(Figure scripts)
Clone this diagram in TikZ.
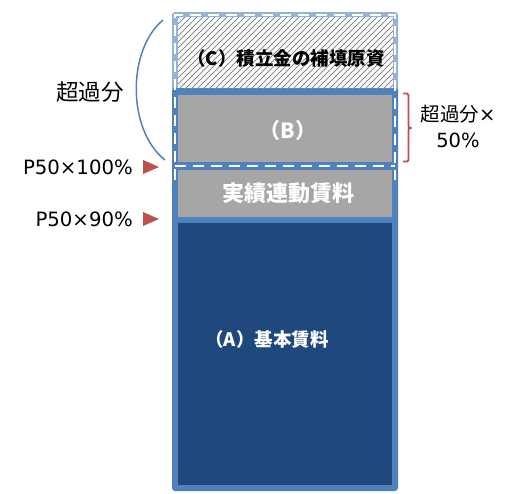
\documentclass[tikz,border=0pt]{standalone}
\usepackage{fontspec}
\setmainfont{DejaVu Sans}
\newfontfamily\jp{Noto Sans CJK JP}
\definecolor{bordblue}{HTML}{4F81BD}
\definecolor{lightblue}{HTML}{95B3D7}
\definecolor{navy}{HTML}{1F497D}
\definecolor{midgray}{HTML}{A6A6A6}
\definecolor{redc}{HTML}{C0504D}
\definecolor{hatchgray}{HTML}{8C8C8C}
\tikzset{
  lbl/.style={inner sep=0pt, text=black},
  wlbl/.style={inner sep=0pt, text=white, font=\jp\bfseries},
  whdash/.style={draw=white, line width=2pt, dash pattern=on 11pt off 7pt},
  hatch/.style={draw=hatchgray, line width=0.8pt},
  tri/.style={fill=redc, draw=none},
}
\begin{document}
\begin{tikzpicture}[x=1pt,y=-1pt]
\useasboundingbox (0,0) rectangle (506,493);
% outer frames
\fill[lightblue, rounded corners=3pt] (172,12) rectangle (398,96);
\fill[bordblue, rounded corners=3pt] (172,88) rectangle (398,491);
% C hatched region
\fill[white] (178,17) rectangle (393,88);
\begin{scope}
  \clip (178,17) rectangle (393,88);
  \foreach \i in {-90,-84,...,240} \draw[hatch] (178+\i,90) -- ++(80,-80);
\end{scope}
% B region
\fill[midgray] (178,95) rectangle (392,162);
% jisseki region
\fill[midgray] (178,170) rectangle (392,217);
% A region
\fill[navy] (178,223) rectangle (392,485);
% white dashed outline
\draw[whdash] (174.5,180) -- (174.5,15) -- (395,15) -- (395,180);
\draw[whdash] (174.5,165.5) -- (395,165.5);
% labels inside
\node[lbl, font=\jp\bfseries\fontsize{18.5}{20}\selectfont] (c) at (286,58) {（C）積立金の補填原資};
\node[wlbl, font=\jp\bfseries\fontsize{21}{24}\selectfont] (b) at (288,131) {（B）};
\node[wlbl, font=\jp\bfseries\fontsize{22}{24}\selectfont] (r) at (288,193) {実績連動賃料};
\node[wlbl, font=\jp\bfseries\fontsize{18.5}{20}\selectfont] (a) at (267,339) {（A）基本賃料};
% left annotations
\node[lbl, font=\jp\fontsize{22.5}{24}\selectfont] (ex) at (90,92) {超過分};
\coordinate (arcT) at (163,20);
\coordinate (arcB) at (165,160);
\draw[bordblue, line width=1.5pt] (arcT) .. controls (127,50) and (127,130) .. (arcB);
\node[lbl, anchor=east, font=\fontsize{19.7}{22}\selectfont] (p100) at (133,167.5) {P50×100\%};
\node[lbl, anchor=east, font=\fontsize{19.7}{22}\selectfont] (p90) at (133,219.5) {P50×90\%};
\fill[tri] (143,160) -- (159,167) -- (143,174) -- cycle;
\fill[tri] (143,212) -- (159,219) -- (143,226) -- cycle;
% right bracket
\coordinate (brT) at (403,93.5);
\coordinate (brB) at (403,161.5);
\draw[redc, line width=1.8pt, rounded corners=1.5pt] (brT) -- (408.5,93.5) -- (408.5,128) -- (413,128) -- (408.5,128) -- (408.5,161.5) -- (brB);
\node[lbl, font=\fontsize{19.5}{22}\selectfont] (h1) at (458,114) {{\jp 超過分}×};
\node[lbl, font=\fontsize{19.5}{22}\selectfont] (h2) at (458,140) {50\%};
\end{tikzpicture}
\end{document}
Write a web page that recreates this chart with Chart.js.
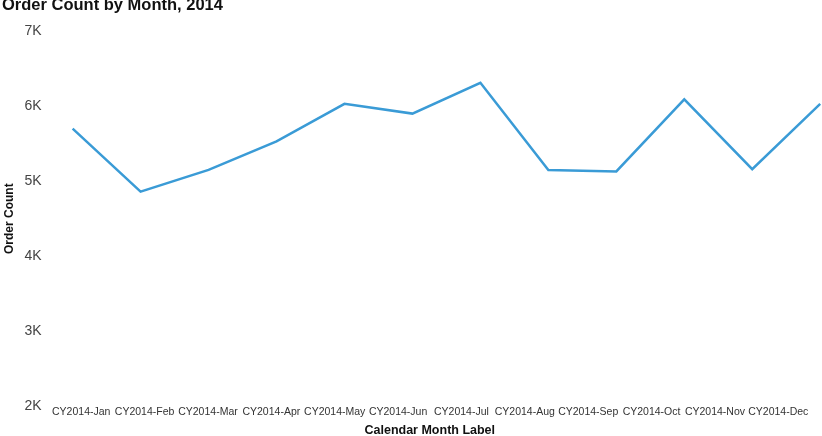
<!DOCTYPE html>
<html>
<head>
<meta charset="utf-8">
<script src="https://cdn.jsdelivr.net/npm/chart.js@4"></script>
<style>
  html, body { margin: 0; padding: 0; background: #fff; overflow: hidden; }
  #wrap { width: 822px; height: 438px; }
</style>
</head>
<body>
<div id="wrap"><canvas id="grafico"></canvas></div>
<script>
// --- DATOS ---
const meses = ['CY2014-Jan', 'CY2014-Feb', 'CY2014-Mar', 'CY2014-Apr', 'CY2014-May', 'CY2014-Jun',
               'CY2014-Jul', 'CY2014-Aug', 'CY2014-Sep', 'CY2014-Oct', 'CY2014-Nov', 'CY2014-Dec'];
const pedidos = [5700, 4860, 5150, 5530, 6030, 5900, 6310, 5150, 5130, 6090, 5160, 6030];
const ticksY = [2000, 3000, 4000, 5000, 6000, 7000];

// --- GRAFICO ---
const fuente = 'Arial, "Liberation Sans", sans-serif';
const puntos = pedidos.map((v, i) => ({ x: i, y: v }));

new Chart(document.getElementById('grafico'), {
    type: 'line',
    data: {
        datasets: [{
            label: 'Order Count',
            data: puntos,
            xAxisID: 'x',
            borderColor: '#3a9bd6',
            borderWidth: 2.5,
            pointRadius: 0,
            tension: 0,
            clip: false
        }]
    },
    options: {
        responsive: true,
        maintainAspectRatio: false,
        animation: false,
        layout: { padding: { left: 2, right: 12, top: 0, bottom: 0 } },
        plugins: {
            legend: { display: false },
            tooltip: { enabled: false },
            title: {
                display: true,
                text: 'Order Count by Month, 2014',
                align: 'start',
                color: '#111',
                font: { family: fuente, size: 16.5, weight: 'bold', lineHeight: 1 },
                padding: { top: -3, bottom: 17.5 }
            }
        },
        scales: {
            // eje de datos (oculto): indices de mes
            x: {
                type: 'linear',
                display: false,
                min: -0.34,
                max: 10.85
            },
            // eje visible con las etiquetas de mes
            x2: {
                type: 'category',
                labels: meses,
                position: 'bottom',
                offset: true,
                grid: { display: false },
                border: { display: false },
                ticks: {
                    autoSkip: false,
                    maxRotation: 0,
                    padding: -9,
                    color: '#333',
                    font: { family: fuente, size: 10.5 }
                },
                title: {
                    display: true,
                    text: 'Calendar Month Label',
                    color: '#111',
                    font: { family: fuente, size: 12.5, weight: 'bold' },
                    padding: { top: 14, bottom: 0 }
                }
            },
            y: {
                min: ticksY[0],
                max: ticksY[ticksY.length - 1],
                grid: { display: false },
                border: { display: false },
                afterBuildTicks: (eje) => { eje.ticks = ticksY.map(v => ({ value: v })); },
                ticks: {
                    padding: 0,
                    color: '#444',
                    font: { family: fuente, size: 14 },
                    callback: (v) => (v / 1000) + 'K'
                },
                title: {
                    display: true,
                    text: 'Order Count',
                    color: '#111',
                    font: { family: fuente, size: 12, weight: 'bold' },
                    padding: { top: 0, bottom: 8 }
                }
            }
        }
    }
});
</script>
</body>
</html>
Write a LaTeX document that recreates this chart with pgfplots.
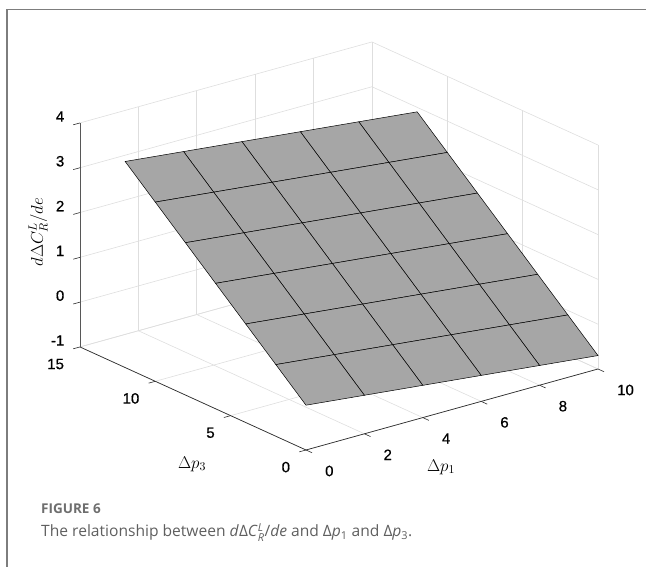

**What is expected:** Without the pictures, print the records in full, exactly as they appear.

**Answer:**
Clone this diagram in TikZ.
\documentclass[tikz,border=0pt]{standalone}
\usepackage{fontspec}
\setmainfont{DejaVu Sans}
\newfontfamily\jp{Noto Sans CJK JP}
\definecolor{bordblue}{HTML}{4F81BD}
\definecolor{lightblue}{HTML}{95B3D7}
\definecolor{navy}{HTML}{1F497D}
\definecolor{midgray}{HTML}{A6A6A6}
\definecolor{redc}{HTML}{C0504D}
\definecolor{hatchgray}{HTML}{8C8C8C}
\tikzset{
  lbl/.style={inner sep=0pt, text=black},
  wlbl/.style={inner sep=0pt, text=white, font=\jp\bfseries},
  whdash/.style={draw=white, line width=2pt, dash pattern=on 11pt off 7pt},
  hatch/.style={draw=hatchgray, line width=0.8pt},
  tri/.style={fill=redc, draw=none},
}
\begin{document}
\begin{tikzpicture}[x=1pt,y=-1pt]
\useasboundingbox (0,0) rectangle (506,493);
% outer frames
\fill[lightblue, rounded corners=3pt] (172,12) rectangle (398,96);
\fill[bordblue, rounded corners=3pt] (172,88) rectangle (398,491);
% C hatched region
\fill[white] (178,17) rectangle (393,88);
\begin{scope}
  \clip (178,17) rectangle (393,88);
  \foreach \i in {-90,-84,...,240} \draw[hatch] (178+\i,90) -- ++(80,-80);
\end{scope}
% B region
\fill[midgray] (178,95) rectangle (392,162);
% jisseki region
\fill[midgray] (178,170) rectangle (392,217);
% A region
\fill[navy] (178,223) rectangle (392,485);
% white dashed outline
\draw[whdash] (174.5,180) -- (174.5,15) -- (395,15) -- (395,180);
\draw[whdash] (174.5,165.5) -- (395,165.5);
% labels inside
\node[lbl, font=\jp\bfseries\fontsize{18.5}{20}\selectfont] (c) at (286,58) {（C）積立金の補填原資};
\node[wlbl, font=\jp\bfseries\fontsize{21}{24}\selectfont] (b) at (288,131) {（B）};
\node[wlbl, font=\jp\bfseries\fontsize{22}{24}\selectfont] (r) at (288,193) {実績連動賃料};
\node[wlbl, font=\jp\bfseries\fontsize{18.5}{20}\selectfont] (a) at (267,339) {（A）基本賃料};
% left annotations
\node[lbl, font=\jp\fontsize{22.5}{24}\selectfont] (ex) at (90,92) {超過分};
\coordinate (arcT) at (163,20);
\coordinate (arcB) at (165,160);
\draw[bordblue, line width=1.5pt] (arcT) .. controls (127,50) and (127,130) .. (arcB);
\node[lbl, anchor=east, font=\fontsize{19.7}{22}\selectfont] (p100) at (133,167.5) {P50×100\%};
\node[lbl, anchor=east, font=\fontsize{19.7}{22}\selectfont] (p90) at (133,219.5) {P50×90\%};
\fill[tri] (143,160) -- (159,167) -- (143,174) -- cycle;
\fill[tri] (143,212) -- (159,219) -- (143,226) -- cycle;
% right bracket
\coordinate (brT) at (403,93.5);
\coordinate (brB) at (403,161.5);
\draw[redc, line width=1.8pt, rounded corners=1.5pt] (brT) -- (408.5,93.5) -- (408.5,128) -- (413,128) -- (408.5,128) -- (408.5,161.5) -- (brB);
\node[lbl, font=\fontsize{19.5}{22}\selectfont] (h1) at (458,114) {{\jp 超過分}×};
\node[lbl, font=\fontsize{19.5}{22}\selectfont] (h2) at (458,140) {50\%};
\end{tikzpicture}
\end{document}
Write a web page that recreates this chart with Chart.js.
<!DOCTYPE html>
<html>
<head>
<meta charset="utf-8">
<script src="https://cdn.jsdelivr.net/npm/chart.js@4"></script>
<style>
  html, body { margin: 0; padding: 0; background: #fff; overflow: hidden; }
  #wrap { width: 822px; height: 438px; }
</style>
</head>
<body>
<div id="wrap"><canvas id="grafico"></canvas></div>
<script>
// --- DATOS ---
const meses = ['CY2014-Jan', 'CY2014-Feb', 'CY2014-Mar', 'CY2014-Apr', 'CY2014-May', 'CY2014-Jun',
               'CY2014-Jul', 'CY2014-Aug', 'CY2014-Sep', 'CY2014-Oct', 'CY2014-Nov', 'CY2014-Dec'];
const pedidos = [5700, 4860, 5150, 5530, 6030, 5900, 6310, 5150, 5130, 6090, 5160, 6030];
const ticksY = [2000, 3000, 4000, 5000, 6000, 7000];

// --- GRAFICO ---
const fuente = 'Arial, "Liberation Sans", sans-serif';
const puntos = pedidos.map((v, i) => ({ x: i, y: v }));

new Chart(document.getElementById('grafico'), {
    type: 'line',
    data: {
        datasets: [{
            label: 'Order Count',
            data: puntos,
            xAxisID: 'x',
            borderColor: '#3a9bd6',
            borderWidth: 2.5,
            pointRadius: 0,
            tension: 0,
            clip: false
        }]
    },
    options: {
        responsive: true,
        maintainAspectRatio: false,
        animation: false,
        layout: { padding: { left: 2, right: 12, top: 0, bottom: 0 } },
        plugins: {
            legend: { display: false },
            tooltip: { enabled: false },
            title: {
                display: true,
                text: 'Order Count by Month, 2014',
                align: 'start',
                color: '#111',
                font: { family: fuente, size: 16.5, weight: 'bold', lineHeight: 1 },
                padding: { top: -3, bottom: 17.5 }
            }
        },
        scales: {
            // eje de datos (oculto): indices de mes
            x: {
                type: 'linear',
                display: false,
                min: -0.34,
                max: 10.85
            },
            // eje visible con las etiquetas de mes
            x2: {
                type: 'category',
                labels: meses,
                position: 'bottom',
                offset: true,
                grid: { display: false },
                border: { display: false },
                ticks: {
                    autoSkip: false,
                    maxRotation: 0,
                    padding: -9,
                    color: '#333',
                    font: { family: fuente, size: 10.5 }
                },
                title: {
                    display: true,
                    text: 'Calendar Month Label',
                    color: '#111',
                    font: { family: fuente, size: 12.5, weight: 'bold' },
                    padding: { top: 14, bottom: 0 }
                }
            },
            y: {
                min: ticksY[0],
                max: ticksY[ticksY.length - 1],
                grid: { display: false },
                border: { display: false },
                afterBuildTicks: (eje) => { eje.ticks = ticksY.map(v => ({ value: v })); },
                ticks: {
                    padding: 0,
                    color: '#444',
                    font: { family: fuente, size: 14 },
                    callback: (v) => (v / 1000) + 'K'
                },
                title: {
                    display: true,
                    text: 'Order Count',
                    color: '#111',
                    font: { family: fuente, size: 12, weight: 'bold' },
                    padding: { top: 0, bottom: 8 }
                }
            }
        }
    }
});
</script>
</body>
</html>
Write a LaTeX document that recreates this chart with pgfplots.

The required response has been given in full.